Wizards Increase Ticket Prices
Thursday, February 23, 2006
The Washington Wizards are increasing the price of nearly 1,000 choice seats in MCI Center by 59 percent for next season, a jump that has drawn criticism from some longtime fans who feel they are being priced out of their seats.
Lower-bowl seats in Rows A through G in the center three sections closest to half court -- about 1,000 "premier seats" -- will change from between $110 and $114 per seat this year to $175 per seat next year, according to season ticket holders who received their invoices over the last several days.
Matt Williams, a spokesman for Washington Sports & Entertainment, the Abe Pollin-led holding company that owns the majority of MCI Center and the Wizards, confirmed the new ticket prices but added that all of the tickets being increased represent only 15 percent of the arena's 20,173-seat capacity.
Rows H and up for the center three sections, about 1,200 seats, will increase from $110 this season to $120 next season, Williams confirmed. Prices for about 4,300 lower-bowl seats in the corners and behind the baskets will be reduced between $4 and $6 apiece, and prices for the rest in the arena will not change.
The VIP seats on the arena floor will increase as well, from $750 to $800 for the first three rows and from $400 to $420 for the others.
"We have evaluated our ticket prices and the ticket prices throughout the NBA and determined that the ticket prices in the center three sections, as well as our VIP ticket prices, need to increase to allow us to remain competitive in the league," Williams said. "At the same time, we have made a conscious effort to keep the majority of our lower level tickets at an affordable rate, including seats at $48 per game."
Williams said that with some exceptions, the new season ticket prices represent the first increase in three years. The Wizards said their average season ticket price is the 28th lowest among the NBA's 30 teams. Williams said 23 other NBA teams charge more for the premier seats than the Wizards currently charge.
Team Marketing Report, a firm that tracks the cost of attending professional league games, ranked the Wizards' average ticket price, which includes people who buy individual tickets on game nights, for the 2004-05 season at 10th highest in the league based on the team's figures from the 2003-04 season.
Michael Levy, who has been a Wizards season ticket holder for 18 years, said yesterday that he will not renew his tickets for next year.
"The Wizards basically took the MCI Center and targeted the 1,000 seats populated with the most loyal, long-term individual fans and targeted them for an outrageous price hike," said Levy, a D.C. attorney. "To treat long-term, loyal fans that way is unconscionable. These are people who stuck with the team through 18 seasons where they made the playoffs twice."

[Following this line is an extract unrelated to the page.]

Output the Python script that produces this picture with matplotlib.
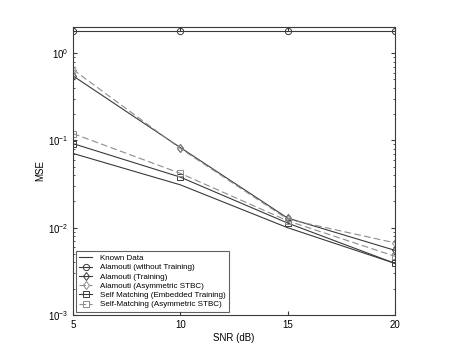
import numpy as np
import matplotlib
matplotlib.use("Agg")
import matplotlib.pyplot as plt

snr = [5, 10, 15, 20]

known_data = [0.071, 0.031, 0.0100, 0.0039]
alamouti_no_train = [1.8, 1.8, 1.8, 1.8]
alamouti_train = [0.55, 0.083, 0.0129, 0.0055]
alamouti_asym = [0.65, 0.081, 0.0125, 0.0067]
self_embedded = [0.092, 0.038, 0.0113, 0.0039]
self_asym = [0.12, 0.042, 0.0120, 0.0047]

labels = ["Known Data",
          "Alamouti (without Training)",
          "Alamouti (Training)",
          "Alamouti (Asymmetric STBC)",
          "Self Matching (Embedded Training)",
          "Self-Matching (Asymmetric STBC)"]

plt.rcParams['font.family'] = ['Liberation Sans', 'DejaVu Sans']

fig = plt.figure(figsize=(4.74, 3.55), dpi=100)
ax = fig.add_axes([0.154, 0.113, 0.679, 0.811])

dark = '#3a3a3a'
light = '#8c8c8c'
mk = dict(markersize=4.5, markerfacecolor='none', markeredgewidth=0.7)

ax.plot(snr, known_data, '-', color=dark, lw=0.8, label=labels[0])
ax.plot(snr, alamouti_no_train, '-o', color=dark, lw=0.8, label=labels[1], **mk)
ax.plot(snr, alamouti_train, '-d', color=dark, lw=0.8, label=labels[2], **mk)
ax.plot(snr, alamouti_asym, '--d', color=light, lw=0.8, dashes=(6, 3), label=labels[3], **mk)
ax.plot(snr, self_embedded, '-s', color=dark, lw=0.8, label=labels[4], **mk)
ax.plot(snr, self_asym, '--s', color=light, lw=0.8, dashes=(6, 3), label=labels[5], **mk)

ax.set_yscale('log')
ax.set_xlim(5, 20)
ax.set_ylim(1e-3, 2)
ax.set_xticks([5, 10, 15, 20])
ax.tick_params(which='both', direction='in', top=True, right=True, labelsize=7, color=dark)
ax.tick_params(which='major', length=3)
ax.tick_params(which='minor', length=1.5)
for s in ax.spines.values():
    s.set_color(dark)
    s.set_linewidth(0.8)

ax.set_xlabel("SNR (dB)", fontsize=7, labelpad=2)
ax.set_ylabel("MSE", fontsize=7, labelpad=2)

leg = ax.legend(loc='lower left', fontsize=5.8, frameon=True, fancybox=False,
                borderpad=0.4, labelspacing=0.2, handlelength=1.6,
                handletextpad=1.0, borderaxespad=0.4)
leg.get_frame().set_edgecolor(dark)
leg.get_frame().set_linewidth(0.8)

fig.savefig("out.png", dpi=100)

Michael Sanders, an attorney who lives in Potomac, has been a Wizards season ticket holder since the team moved from Baltimore more than 30 years ago.
"I am outraged," said Sanders. "We have been through the hard times and this is what they reward us with? Raising our prices. It's outrageous. I don't know what I'm going to do. I'm very frustrated. It reflects upon the respect the management of the team has toward the devoted fan when they do something like this."
Pollin built the $220 million MCI Center with his own money, and the Wizards and Capitals moved into the building in December 1997.
The Wizards last raised season ticket prices for the premier seats in 2002, when the season tickets increased from $100 a seat to $110 per game.